Peter Sigrist wrote:

We could go through a similar process for areas that people find unappealing, focusing on improvement.


Benjamin Hemric writes:

I think Jane Jacobs also does this in "Death and Life . . ."

- - - - - -

Peter Sigrist wrote:

[1] This might be considered a form of public participation in city planning. [2] At the very least we would find out if there are any shared values among urban populations. If this kind of study reveals anything useful, it might inform the design of new places.

Benjamin Hemric writes:

Regarding [2]: When Jane Jacobs was first starting out as an "urbanologist" (a word she didn't really care for, but it seems to me to be the best word to use), Harvard-MIT asked her to do a survey somewhat along these lines. She thought is was a very poor way to a better understanding of cities, and I agree.

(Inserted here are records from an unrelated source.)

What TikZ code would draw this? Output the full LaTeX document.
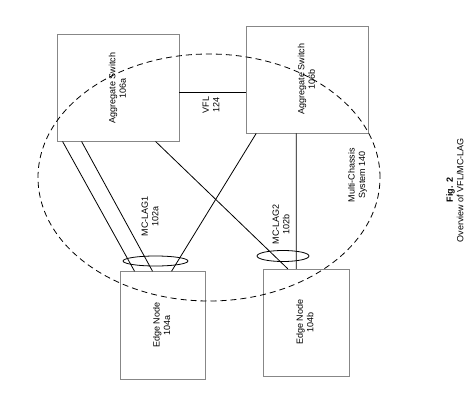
\documentclass[tikz,border=0pt]{standalone}
\usepackage{fontspec}
\setmainfont{Liberation Sans}
\usetikzlibrary{shapes.geometric}
\definecolor{boxgray}{RGB}{135,135,135}
\begin{document}
\begin{tikzpicture}[x=1pt,y=-1pt,
  box/.style={draw=boxgray,line width=0.9pt,inner sep=0pt},
  lbl/.style={rotate=90,align=center,font=\fontsize{9}{10.5}\selectfont,inner sep=0pt},
  link/.style={draw=black,line width=0.8pt},
  lag/.style={draw=black,line width=0.8pt},
  mcs/.style={draw=black,line width=0.8pt,dash pattern=on 6pt off 4pt}]
\useasboundingbox (0,0) rectangle (474,415);
% boxes
\node[box,minimum width=122pt,minimum height=107pt] (a106) at (118,87.5) {};
\node[box,minimum width=121.3pt,minimum height=107pt] (b106) at (307.3,79.5) {};
\node[box,minimum width=85.7pt,minimum height=107.3pt] (e104a) at (162.85,325.35) {};
\node[box,minimum width=86pt,minimum height=107.4pt] (e104b) at (306.3,323) {};
% dashed multi-chassis ellipse
\draw[mcs] (209,177.5) ellipse [x radius=171pt, y radius=123.5pt];
% LAG ellipses
\node[lag,ellipse,minimum width=65pt,minimum height=10pt,inner sep=0pt] (lag1) at (155.5,261) {};
\node[lag,ellipse,minimum width=52pt,minimum height=11pt,inner sep=0pt] (lag2) at (283,256) {};
% links
\draw[link] ([yshift=-5.2pt]a106.east) coordinate (vfla) -- (vfla -| b106.west);
\draw[link] ([xshift=6pt]a106.south west) -- ([xshift=15pt]e104a.north west);
\draw[link] ([xshift=25pt]a106.south west) -- ([xshift=33pt]e104a.north west);
\draw[link] ([xshift=99pt]a106.south west) -- ([xshift=25pt]e104b.north west);
\draw[link] ([xshift=10pt]b106.south west) -- ([xshift=52pt]e104a.north west);
\draw[link] ([xshift=50pt]b106.south west) -- ([xshift=33.4pt]e104b.north west);
% texts
\node[lbl] (ta) at (117.5,88) {Aggregate Switch\\106a};
\node[lbl] (tb) at (306.5,79) {Aggregate Switch\\106b};
\node[lbl] (tea) at (161.7,325) {Edge Node\\104a};
\node[lbl] (teb) at (305,322) {Edge Node\\104b};
\node[lbl] (tvfl) at (211,105) {VFL\\124};
\node[lbl] (tl1) at (150,216) {MC-LAG1\\102a};
\node[lbl] (tl2) at (281,224) {MC-LAG2\\102b};
\node[lbl] (tmcs) at (357.5,175) {Multi-Chassis\\System 140};
\node[lbl] (tfig) at (455,190) {\textbf{Fig. 2}\\Overview of VFL/MC-LAG};
\end{tikzpicture}
\end{document}
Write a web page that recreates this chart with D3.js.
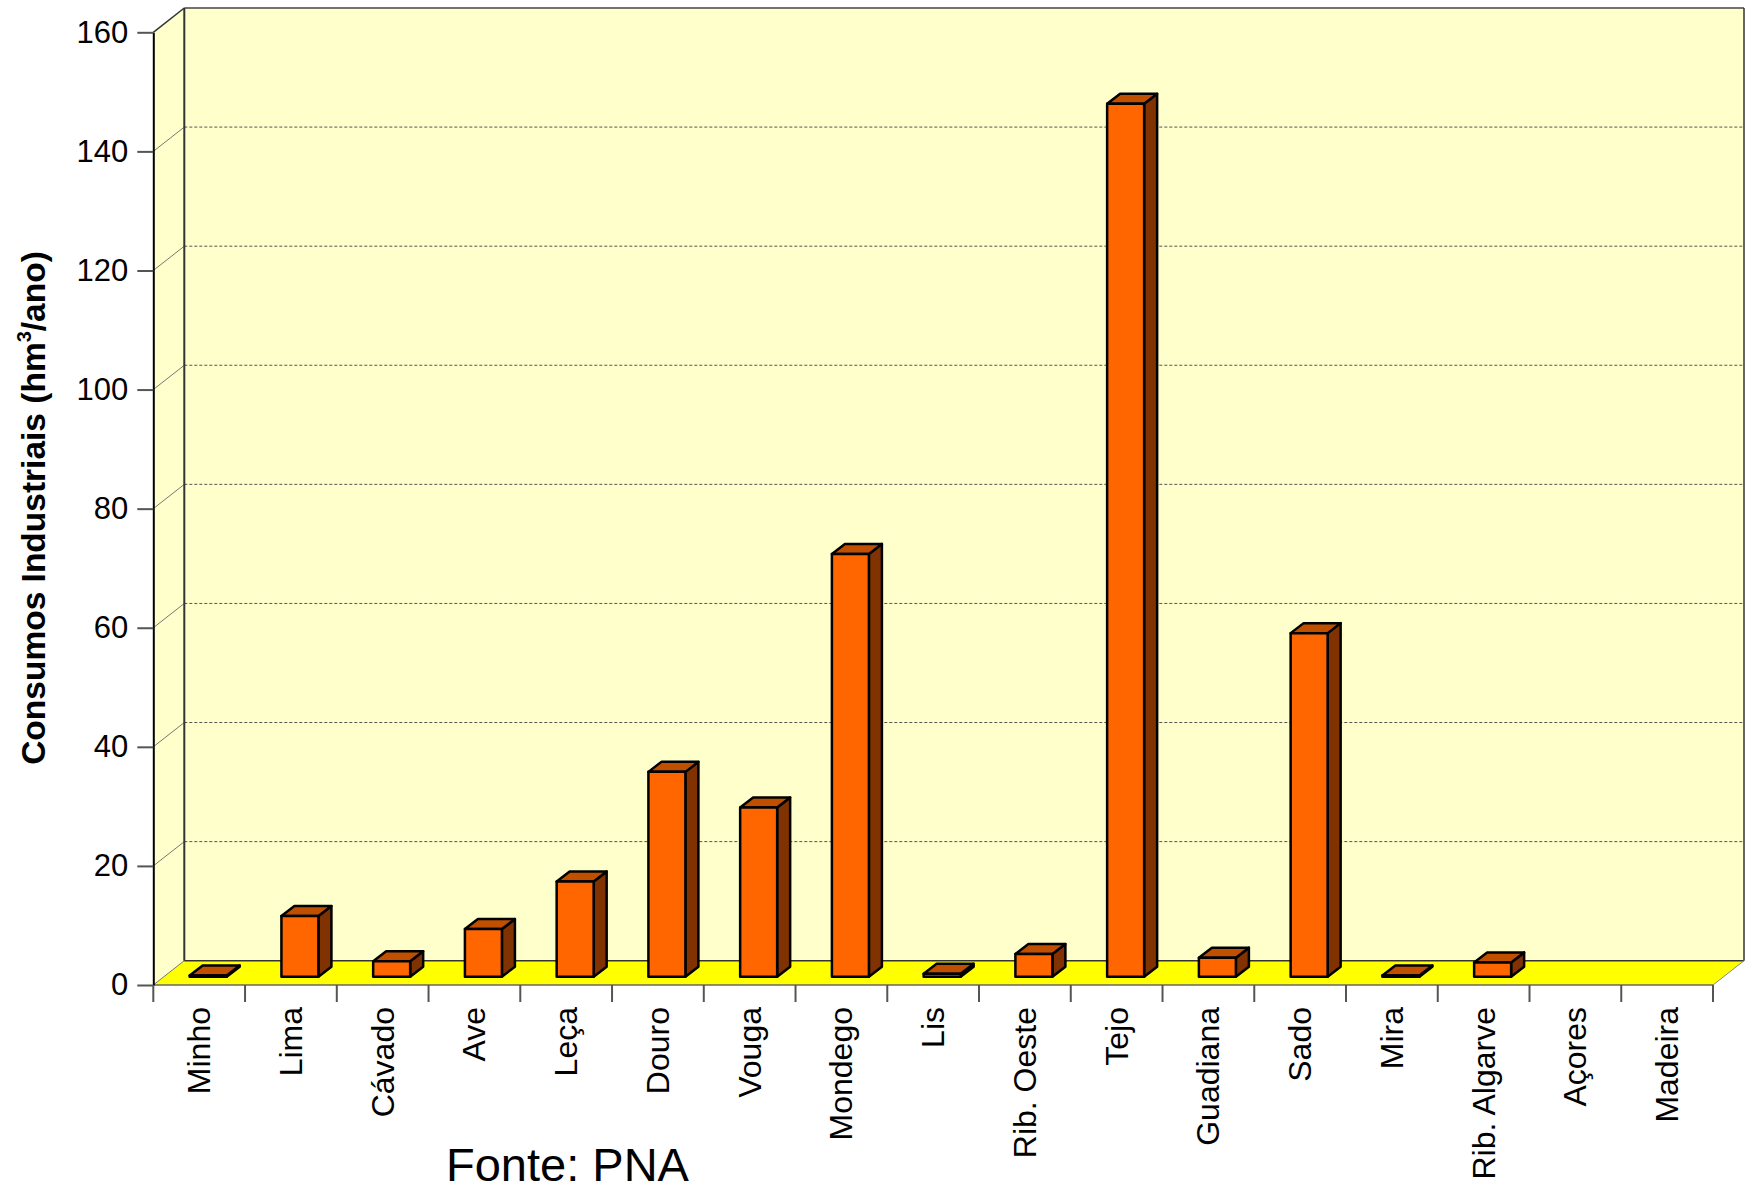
<!DOCTYPE html>
<html>
<head>
<meta charset="utf-8">
<script src="https://cdn.jsdelivr.net/npm/d3@7"></script>
<style>
  html, body { margin: 0; padding: 0; background: #ffffff; }
  svg { display: block; }
  text { font-family: "Liberation Sans", Arial, sans-serif; fill: #000; }
</style>
</head>
<body>
<svg id="chart" width="1746" height="1192"></svg>
<script>
// ---- data ----
const categories = ["Minho", "Lima", "Cávado", "Ave", "Leça", "Douro", "Vouga", "Mondego", "Lis",
  "Rib. Oeste", "Tejo", "Guadiana", "Sado", "Mira", "Rib. Algarve", "Açores", "Madeira"];
const values = [0.2, 10.2, 2.6, 8.0, 16.0, 34.4, 28.4, 71.0, 0.5, 3.8, 146.6, 3.2, 57.7, 0.2, 2.4, null, null];
const yTicks = [0, 20, 40, 60, 80, 100, 120, 140, 160];
const yTitle = "Consumos Industriais (hm";
const yTitleSup = "3";
const yTitleEnd = "/ano)";
const sourceText = "Fonte: PNA";

// ---- layout ----
const svg = d3.select("#chart");
const X0 = 153.3, X1 = 1713;
const DX = 31, DY = -24.3;       // depth of the chart box
const FX = 10.6, FY = -8.3;      // bar front face offset inside depth
const BX = 13, BY = -10;         // bar depth
const BAR_W = 37;

const x = d3.scaleBand().domain(categories).range([X0, X1]).padding(0);
const y = d3.scaleLinear().domain([0, 160]).range([985, 32.3]);

const g = svg.append("g");

// left wall
g.append("path")
  .attr("d", `M${X0},${y(160)} L${X0 + DX},${y(160) + DY} L${X0 + DX},${y(0) + DY} L${X0},${y(0)} Z`)
  .attr("fill", "#FFFFCC");
// back wall
g.append("rect")
  .attr("x", X0 + DX).attr("y", y(160) + DY)
  .attr("width", X1 + DX - (X0 + DX)).attr("height", y(0) - y(160))
  .attr("fill", "#FFFFCC");
// floor
g.append("path")
  .attr("d", `M${X0},${y(0)} L${X0 + DX},${y(0) + DY} L${X1 + DX},${y(0) + DY} L${X1},${y(0)} Z`)
  .attr("fill", "#FFFF00");

// gridlines
const inner = yTicks.filter(t => t > 0 && t < 160);
g.selectAll(".grid").data(inner).enter().append("line")
  .attr("x1", X0 + DX).attr("x2", X1 + DX)
  .attr("y1", d => y(d) + DY).attr("y2", d => y(d) + DY)
  .attr("stroke", "#555").attr("stroke-width", 1).attr("stroke-dasharray", "3,2");
g.selectAll(".diag").data(yTicks.filter(t => t < 160)).enter().append("line")
  .attr("x1", X0).attr("x2", X0 + DX)
  .attr("y1", d => y(d)).attr("y2", d => y(d) + DY)
  .attr("stroke", "#777").attr("stroke-width", 1);

// back wall borders
g.append("line").attr("x1", X0 + DX).attr("x2", X1 + DX).attr("y1", y(160) + DY).attr("y2", y(160) + DY)
  .attr("stroke", "#444").attr("stroke-width", 1.5);
g.append("line").attr("x1", X1 + DX).attr("x2", X1 + DX).attr("y1", y(160) + DY).attr("y2", y(0) + DY)
  .attr("stroke", "#333").attr("stroke-width", 1.5);
g.append("line").attr("x1", X0 + DX).attr("x2", X0 + DX).attr("y1", y(160) + DY).attr("y2", y(0) + DY)
  .attr("stroke", "#333").attr("stroke-width", 2);
g.append("line").attr("x1", X0 + DX).attr("x2", X1 + DX).attr("y1", y(0) + DY).attr("y2", y(0) + DY)
  .attr("stroke", "#333").attr("stroke-width", 1.5);
g.append("line").attr("x1", X0).attr("x2", X0 + DX).attr("y1", y(160)).attr("y2", y(160) + DY)
  .attr("stroke", "#333").attr("stroke-width", 1.5);
// floor front edge and right diagonal
g.append("line").attr("x1", X0).attr("x2", X1).attr("y1", y(0)).attr("y2", y(0))
  .attr("stroke", "#666").attr("stroke-width", 1.5);
g.append("line").attr("x1", X1).attr("x2", X1 + DX).attr("y1", y(0)).attr("y2", y(0) + DY)
  .attr("stroke", "#888").attr("stroke-width", 1);

// bars
const bars = categories.map((c, i) => ({ c, v: values[i] })).filter(d => d.v !== null);
const barG = g.append("g");
bars.forEach(d => {
  const cx = x(d.c) + x.bandwidth() / 2 + FX - 1.6;
  const x0 = cx - BAR_W / 2, x1 = cx + BAR_W / 2;
  const yb = y(0) + FY, yt = y(d.v) + FY;
  const bg = barG.append("g")
    .attr("stroke", "#000").attr("stroke-width", 2.5).attr("stroke-linejoin", "round");
  bg.append("path")
    .attr("d", `M${x1},${yt} L${x1 + BX},${yt + BY} L${x1 + BX},${yb + BY} L${x1},${yb} Z`)
    .attr("fill", "#803300");
  bg.append("path")
    .attr("d", `M${x0},${yt} L${x0 + BX},${yt + BY} L${x1 + BX},${yt + BY} L${x1},${yt} Z`)
    .attr("fill", "#C05000");
  bg.append("rect")
    .attr("x", x0).attr("y", yt).attr("width", BAR_W).attr("height", Math.max(0, yb - yt))
    .attr("fill", "#FF6600");
});

// y axis
const yAxis = d3.axisLeft(y).tickValues(yTicks).tickSize(16).tickSizeOuter(0).tickPadding(9);
const ya = svg.append("g").attr("transform", `translate(${X0},0)`).call(yAxis);
ya.select(".domain").attr("stroke", "#000").attr("stroke-width", 2);
ya.selectAll(".tick line").attr("stroke", "#555").attr("stroke-width", 2);
ya.selectAll(".tick text").attr("font-size", 31).attr("font-family", "Liberation Sans, Arial, sans-serif")
  .attr("fill", "#000");

// x axis ticks at band boundaries
const bounds = categories.map(c => x(c)).concat([X1]);
svg.selectAll(".xt").data(bounds).enter().append("line")
  .attr("x1", d => d).attr("x2", d => d)
  .attr("y1", y(0)).attr("y2", y(0) + 17)
  .attr("stroke", "#555").attr("stroke-width", 2);

// x labels
svg.selectAll(".xl").data(categories).enter().append("text")
  .attr("transform", d => `translate(${x(d) + x.bandwidth() / 2 + 11},1007) rotate(-90)`)
  .attr("text-anchor", "end")
  .attr("font-size", 32)
  .text(d => d);

// y title
const yt = svg.append("text")
  .attr("transform", `translate(45,508) rotate(-90)`)
  .attr("text-anchor", "middle")
  .attr("font-size", 33.5)
  .attr("font-weight", "bold");
yt.append("tspan").text(yTitle);
yt.append("tspan").text(yTitleSup).attr("font-size", 20).attr("dy", -14);
yt.append("tspan").text(yTitleEnd).attr("dy", 14);

// source
svg.append("text")
  .attr("x", 446).attr("y", 1181)
  .attr("font-size", 47)
  .text(sourceText);
</script>
</body>
</html>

I think the approach she took instead is far more useful, as it seems to me (among other things) that very few people have the time, inclination or appropriate talents to really think about such questions in depth.

It's better, in my opinion, to have people, who are really interested in the topic, research it, think about it, write about it and then present their ideas to the general public for further discussion (pro or con).

Re [1]: I think such an approach (e.g.,"let's take a vote" among people "who know and care very little about a topic") exemplifies what is wrong with "planning" and "public participation."

- - - - - -

Peter Sigrist wrote (numbering mine -- BH):

[1] Cities are environments, and [2] great urban settings should be valued and protected in a way similar to national parks. This is not a call to restrict new designs, but we can work to make sure the results are worth preserving. [3] Setting standards for the quality of building materials might help. Design standards are another possibility, although that seems kind of arbitrary and stifling to creativity.

Benjamin Hemric writes:

Regarding [1]: This is a major theme of Jane Jacobs' works, not just "Death and Life . . . " but her other books too. (See, for instance, "The Nature of Economies.")

Regarding [2]: The Jacobs approach seems to me to be less about protecting things (despite her interest in landmarks preservation, etc.) than in understanding beneficial developmental processes, both in cities and in the "rest of nature" too. (Jacobs argues that humans, their cities and their economies are best understood as all being part of "nature" too.)

Regarding [3]: While standards in general (e.g., noise, smoke, etc.) are useful and important, I think it's important to be wary of governmentally enforced design standards.

- - - - - -

Peter Sigrist wrote:

I wonder if there could be periodic review processes for all planned and existing development, assessing its contribution to the urban environment and how it might be improved. These reviews could address aesthetics as well as health and safety issues. Public funds might be used to make improvements. Sometimes small changes can make a big difference. A new paint job or facade can transform an area with minimal destruction of existing buildings. In other cases, shoddy construction can be removed to make way for something better. Would we be able to agree on what improvements to make? Who would be involved in the review process? How would we deal with the legal issues surrounding private property? There are many reasons why this would be difficult or impossible, but the payoff would be in the continuous process of developing healthy and attractive environments.

Benjamin Hemric writes:

It seems to me that the Jacobs approach to these aesthetic issues is to be very skeptical of all this government involvement, especially since aesthetics is very subjective; good regulations are hard to come up with and even harder to change; and, as mentioned earlier, much of what people consider beautiful is actually a product of other forces to begin with.

Patrick said...

See also "The Timeless Way of Building" and "A New Theory of Urban Design" by Christopher Alexander.

Peter Sigrist said...

Thank you both for the comments and book recommendations. A lot of the questions in this post come from thinking about the ideas of Jacobs and Alexander.

And great point, Benjamin, that it doesn't have to be a choice between "Times Square" and "Greenwich Village" urbanism, that all kinds of districts have their place, and that there are many different places within these districts.